Alice Clifford couvre la décennie terrible (36-45) depuis Rome, sans oublier de se rendre en Espagne, en Allemagne au moment de la Nuit de Cristal et en Egypte au moment où les Anglais mettent le roi Farouk devant ses responsabilités. Armée de sa machine à écrire, sans que sa « cuillère soit assez longue pour souper avec tous ces diables », elle assiste aux festins des monstres, à leurs mainmises sur l'Europe, à leurs exactions et à leurs chutes. Elle croise le futur Pie XII, interviewe Mussolini et côtoie les célèbres Martha Geldoff et Virginia Cowles, dont son personnage s'inspire.
L'idée de bâtir un roman historique à partir d'un diplomate de l'entourage immédiat du comte Ciano, gendre de Mussolini et ministre des Affaires Etrangères, est excellente, d'autant que, de ce côté-ci des Alpes, la guerre du côté italien a été, me semble-t-il, peu traitée.
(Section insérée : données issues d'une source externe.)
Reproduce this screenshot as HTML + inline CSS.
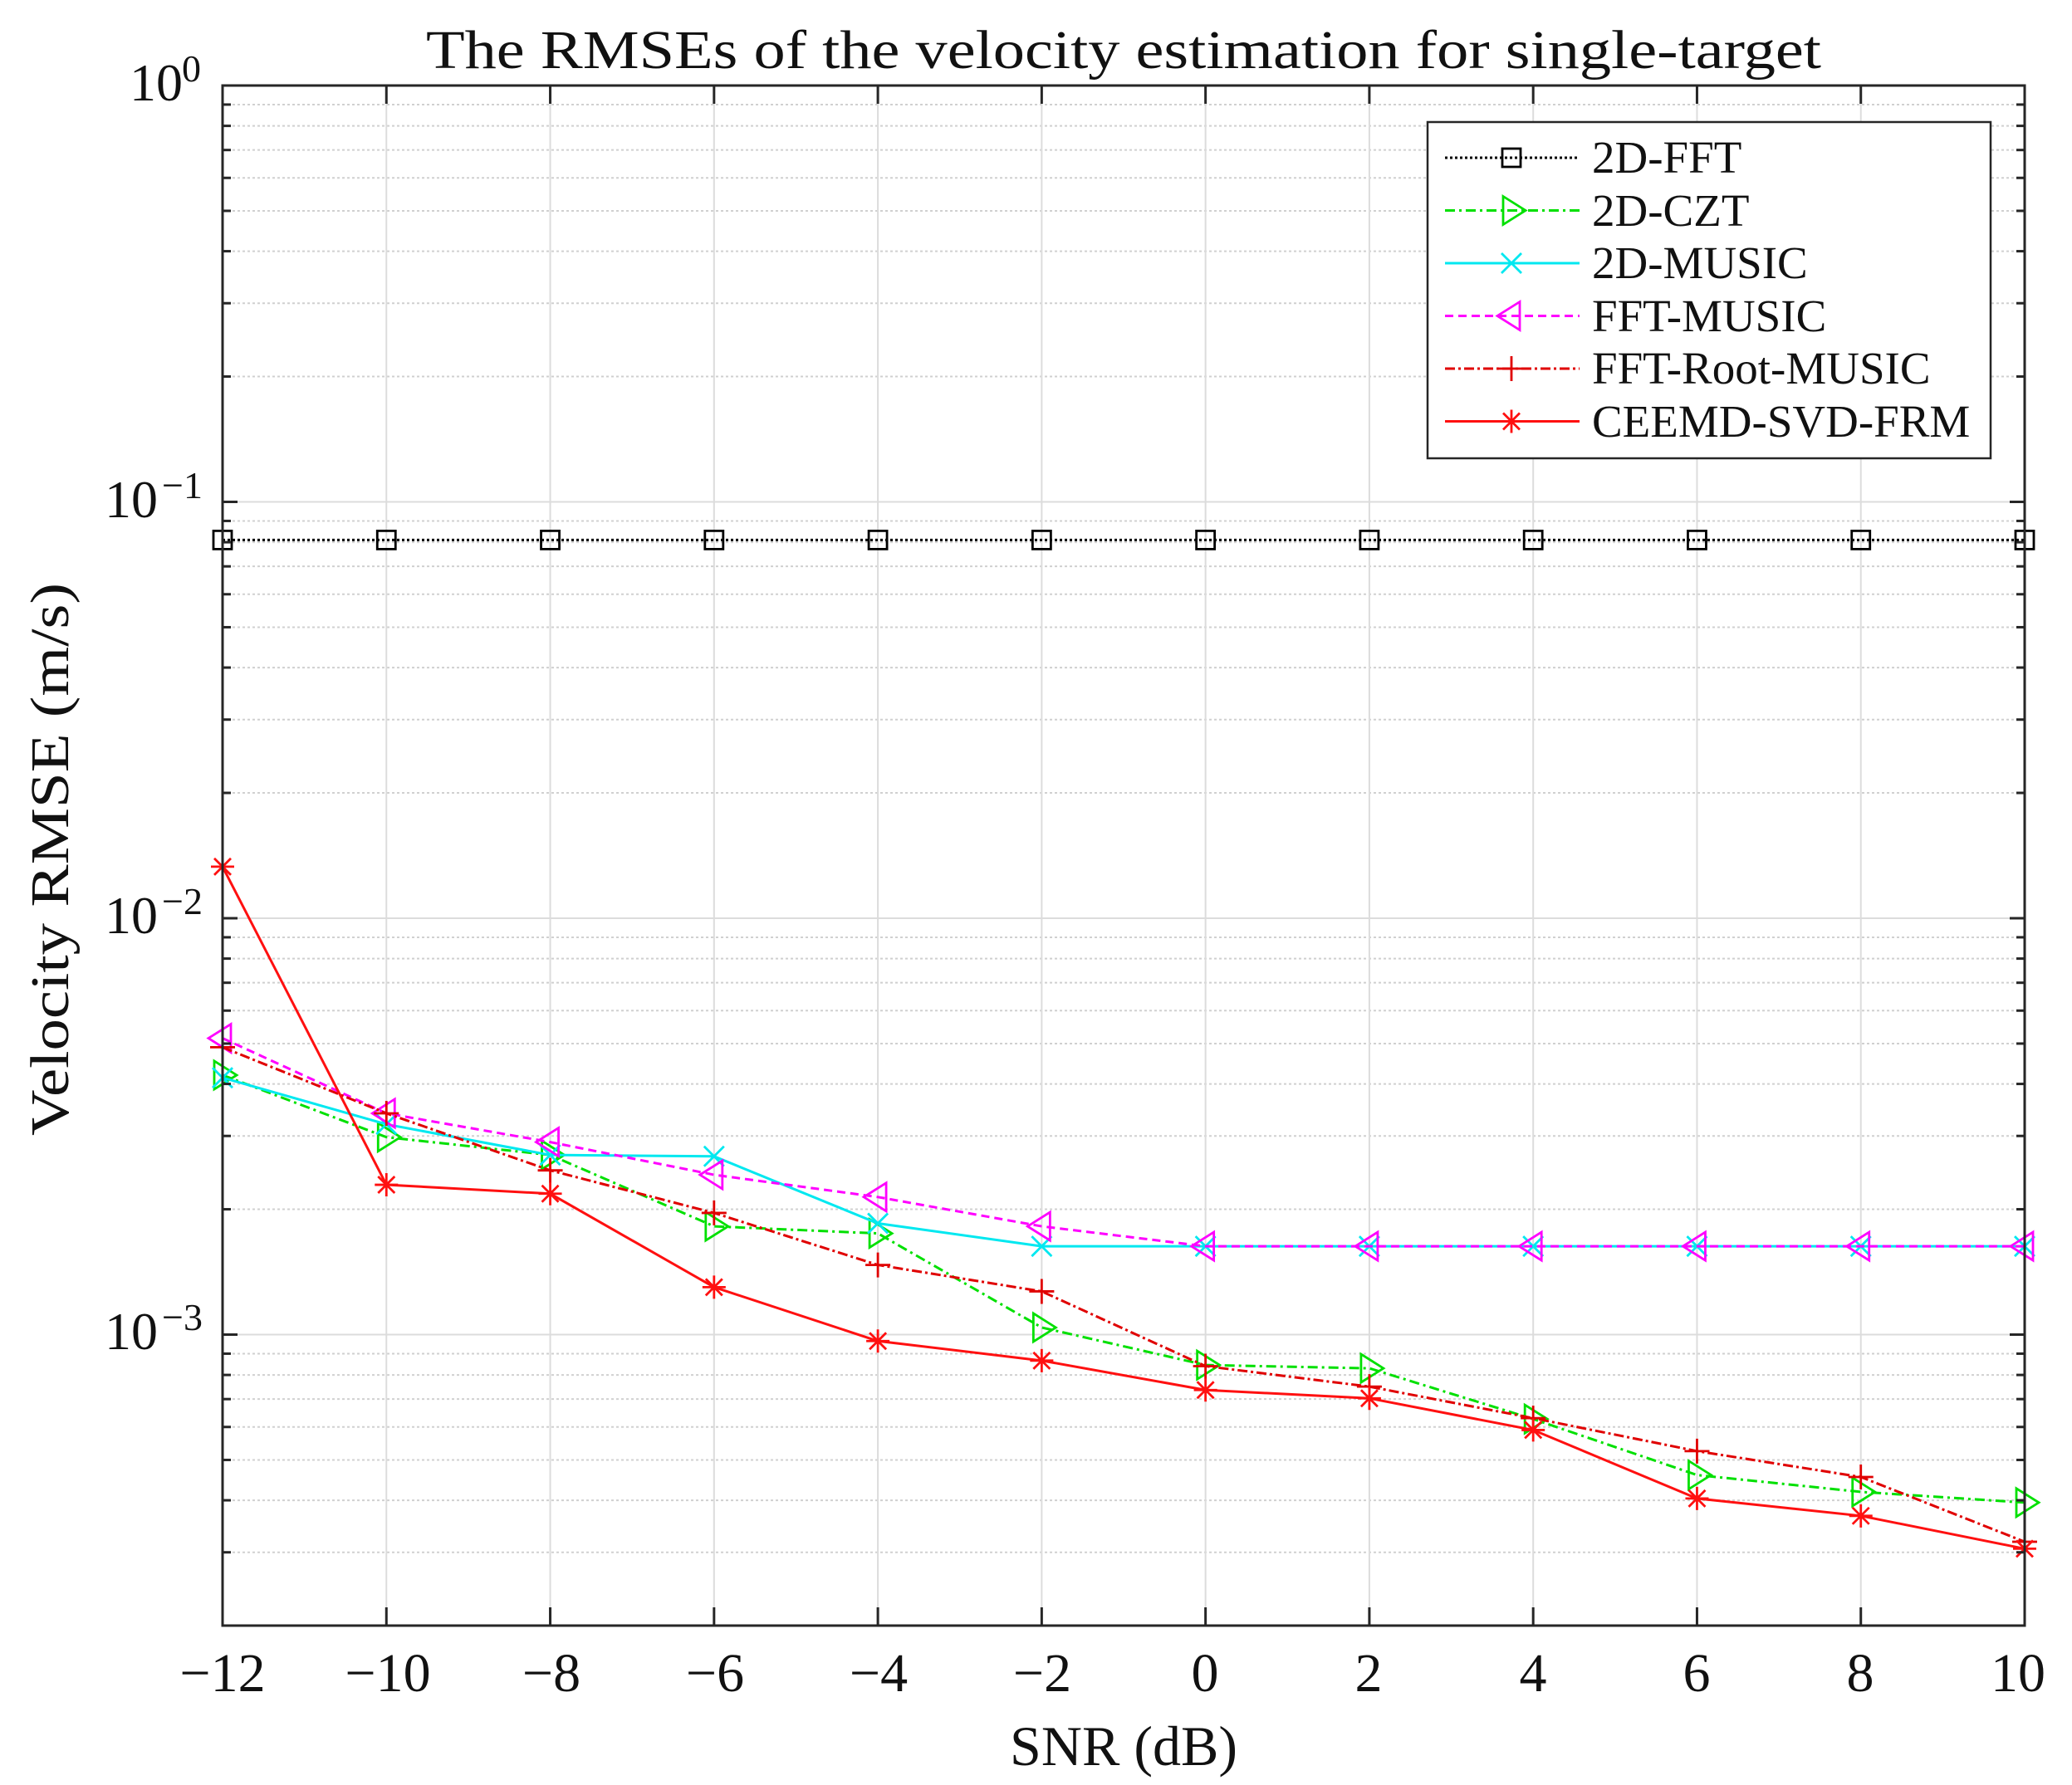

J'ai particulièrement apprécié le traitement réservé (je n'en dis volontairement pas plus) par l'auteur à Hemingway, aux dignitaires nazis, aux déchirements de la noblesse romaine, au sort des juifs italiens, à l'attitude du pape Pie XII, ainsi qu'à celle du roi Farouk et du grand mufti de Jérusalem. C'est fait en quelques mots, une ou deux lignes mais c'est dit et ça a le mérite d'être conforme à la réalité historique.
Un léger bémol : dans cette époque tragique, Alice n'évolue qu'au milieu de gens charmants, intelligents et altruistes (ah ses trois amants ! l'Italien qui, bien que fasciste, n'est ni volubile ni stupide, l'Allemand qui, bien que nazi, n'est ni sanguinaire ni haineux et l'Egyptien qui, bien que mari abandonné, n'est ni machiste ni rancunier). Pourquoi pas ? Des hommes comme ça, il a dû y en avoir, il y en a peut-être encore…Trois pour une seule femme, c'est beaucoup. Sans doute comme beaucoup de ses lectrices, Theresa rêvait et…Theresa l'a fait. Alors ne boudons pas notre plaisir à la lecture de ce roman historique de qualité, découvert avec le jury du prix des lecteurs du Livre de Poche, et qui donne envie de découvrir les autres oeuvres de Theresa Révay.